Crónica escrita por Enrrique Álvaro González
Hay diferentes formas de contar una historia, pero la más diciente a pesar de su mutismo, la cuentan las fotos. Ellas traen consigo la nostalgia de los tiempos idos, pues de alguna manera persisten en la imagen con toda su carga de significados.
La primera, evoca la llegada de la familia a la capital del país, después de sufrir el desplazamiento de la violencia partidista desatada en los años cincuenta, tras el magnicidio de quien decía no ser un hombre sino un pueblo.
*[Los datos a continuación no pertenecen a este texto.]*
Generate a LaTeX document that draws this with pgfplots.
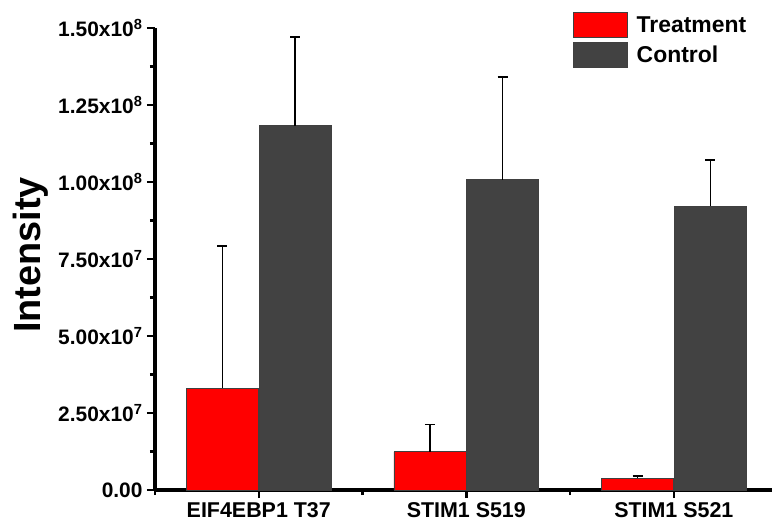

En la imagen está mi madre, ataviada como lo exigía el frío de la ciudad y con un corte impuesto por la moda del naciente Hoolliwood.
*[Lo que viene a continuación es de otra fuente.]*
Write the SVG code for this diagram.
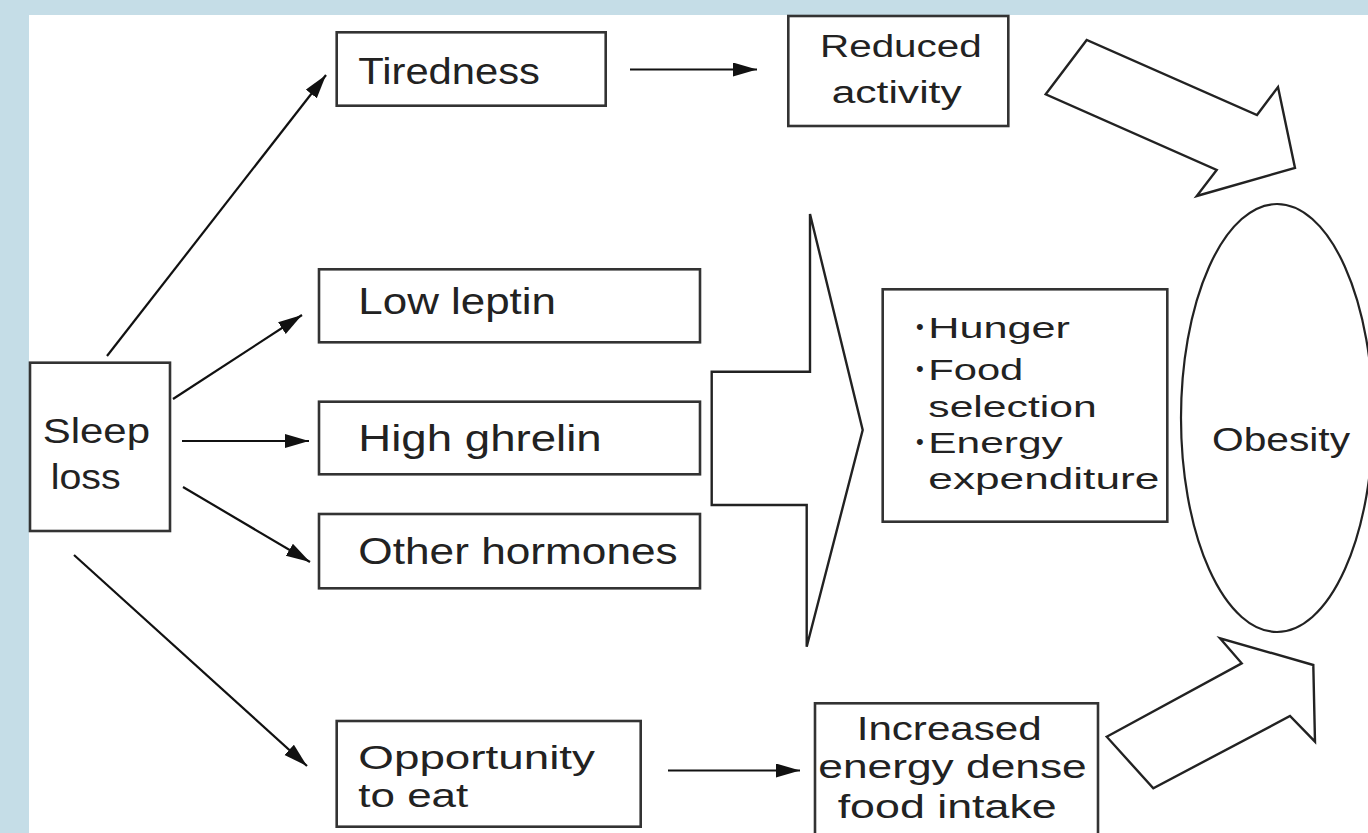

Pasados unos cinco años, vemos en la foto a la primera generación nacida en la ciudad. Somos mi hermano mayor y yo, frente al histórico templo de San Francisco, supongo que después de misa. Lo digo por el corbatín que solo para estos eventos lucía mi hermano. No pasemos por alto que los automóviles del fondo también fueron últimos modelos de aquellos años 57 o 58.
Las dos fotografías que siguen, 3 y 4, muestran mi crecimiento. En una intento mostrar mi independencia con las manos en los bolsillos y en la otra presumo de vaquero sobre un caballo de utilería en el parque nacional, único lugar accesible a la pobre economía de la familia en los días de paseo dominical.
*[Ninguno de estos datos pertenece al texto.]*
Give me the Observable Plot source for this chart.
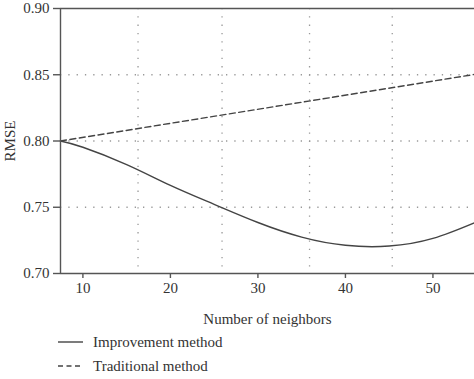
<!DOCTYPE html>
<html>
<head>
<meta charset="utf-8">
<script src="https://cdn.jsdelivr.net/npm/d3@7"></script>
<script src="https://cdn.jsdelivr.net/npm/@observablehq/plot@0.6"></script>
<style>
  body { margin: 0; background: #fff; font-family: "Liberation Serif", "DejaVu Serif", serif; }
  #legend { padding-left: 58px; font-size: 15px; color: #333; }
  .row { height: 24px; display: flex; align-items: center; }
  .row svg { margin-right: 10px; }
</style>
</head>
<body>
<div id="chart"></div>
<div id="legend"></div>
<script>
const neighbors = [7.44, 10, 15, 20, 25, 30, 35, 40, 45, 50, 55];
const improvement = [0.800, 0.7953, 0.7822, 0.7665, 0.7522, 0.7385, 0.7275, 0.7213, 0.7207, 0.7265, 0.739];
const tradNeighbors = [7.44, 55];
const traditional = [0.800, 0.8505];
const xTicks = [10, 20, 30, 40, 50];
const yTicks = [0.70, 0.75, 0.80, 0.85, 0.90];
const xGrid = [16.3, 25.9, 35.9, 45.35];
const yGrid = [0.75, 0.80, 0.85];
const seriesNames = ["Improvement method", "Traditional method"];

const impData = neighbors.map((x, i) => ({x, y: improvement[i]}));
const tradData = tradNeighbors.map((x, i) => ({x, y: traditional[i]}));

const ink = "#555";
const plot = Plot.plot({
  width: 474,
  height: 330,
  marginLeft: 60,
  marginRight: 0,
  marginTop: 8,
  marginBottom: 57,
  style: {fontFamily: "'Liberation Serif', serif", fontSize: "15px", color: "#333", background: "#fff"},
  x: {domain: [7.44, 54.75], label: null},
  y: {domain: [0.70, 0.90], label: null},
  marks: [
    Plot.ruleX(xGrid, {stroke: "#999", strokeWidth: 1.3, strokeDasharray: "1.3,7"}),
    Plot.ruleY(yGrid, {stroke: "#999", strokeWidth: 1.3, strokeDasharray: "1.3,7"}),
    Plot.line(tradData, {x: "x", y: "y", stroke: "#444", strokeWidth: 1.4, strokeDasharray: "6,3.5"}),
    Plot.line(impData, {x: "x", y: "y", stroke: "#444", strokeWidth: 1.4, curve: "natural"}),
    Plot.ruleY([0.90], {stroke: ink, strokeWidth: 1.4}),
    Plot.ruleY([0.70], {stroke: ink, strokeWidth: 1.4}),
    Plot.ruleX([7.44], {stroke: ink, strokeWidth: 1.4}),
    Plot.axisX({ticks: xTicks, tickSize: 5, tickPadding: 4, stroke: ink, strokeWidth: 1.4,
      label: "Number of neighbors", labelAnchor: "center", labelArrow: "none", labelOffset: 50, fontSize: 15}),
    Plot.axisY({ticks: yTicks, tickFormat: d3.format(".2f"), tickSize: 7, tickPadding: 4, stroke: ink, strokeWidth: 1.4,
      label: "RMSE", labelAnchor: "center", labelOffset: 56, labelArrow: "none", fontSize: 15})
  ]
});
document.getElementById("chart").appendChild(plot);

const legend = document.getElementById("legend");
seriesNames.forEach((name, i) => {
  const row = document.createElement("div");
  row.className = "row";
  row.innerHTML = `<svg width="25" height="6"><line x1="0" x2="25" y1="3" y2="3" stroke="#444" stroke-width="1.4" ${i === 1 ? 'stroke-dasharray="5,3.5"' : ''}/></svg><span>${name}</span>`;
  legend.appendChild(row);
});
</script>
</body>
</html>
Ahora, en la foto número cinco, cuatro de mis tíos lucen la pinta exigida en un paseo por el llamado sitio de comidas “Cuatro vientos”, en el barrio Santander de entonces. Se puede ver que no escatimaban esfuerzo para estar al día con la moda de corbata, pisa corbata, saco apuntado y el peinado partido por la “carrera” separada con la peinilla.
En la gráfica número seis, destaco varias cosas. En primer lugar el vestido que más recuerdo de mi madre, porque siempre creí que era en piel de leopardo, lo que ella jamás se preocupó por desmentir. En segundo, un artículo olvidado. Es el pedestal que se ve al fondo, sobre el cual se encaramaba el policía de tráfico, llamado por los bogotanos “Chupa”, a dirigir la movilidad vehicular y la tercera, es la sombrilla que cargaba mi madre para la lluvia o el sol. En estas calendas ya la familia se había aposentado en la urbe y cada quien tomaba su propio camino.
Las fotos 7, 8 y 9, enmarcan una etapa de gran dolor en la familia, que ya para entonces se había menguado a mi madre, mi hermano y yo, pues el resto de los mayores, se debatía en su propia búsqueda. Las gráficas recuerdan la fuga de mi hermano de la casa. De la siete, mamá sacó la figura de él para publicarla en el Tiempo con el aviso de “se busca niño extraviado”. En la ocho, estoy yo durante la ausencia de mi hermano que duró cuatro años y la nueve, nos muestra de nuevo a los tres, el primer domingo después de su regreso, en dos triciclos alquilados, de nuevo en el parque nacional.
Y aquí, en esta última fotografía, vemos el salto temporal que di. Se debe a que si seguimos paso a paso con la historia, no nos alcanzarían estos momentos. Cierro entonces diciendo que el tiempo pasó y cincuenta años después de aquel desplazamiento hacia la ciudad, los sueños se han cumplido en parte. Los que no, es porque se cambiaron por otros o porque a fin de cuentas no se logró el objetivo. Pero lo que sí podemos asegurar, es que la lucha continúa y ahora, como se ve, hay otras generaciones, otros sueños y seguirán siendo las fotos las que continúen guardando el mejor testimonio.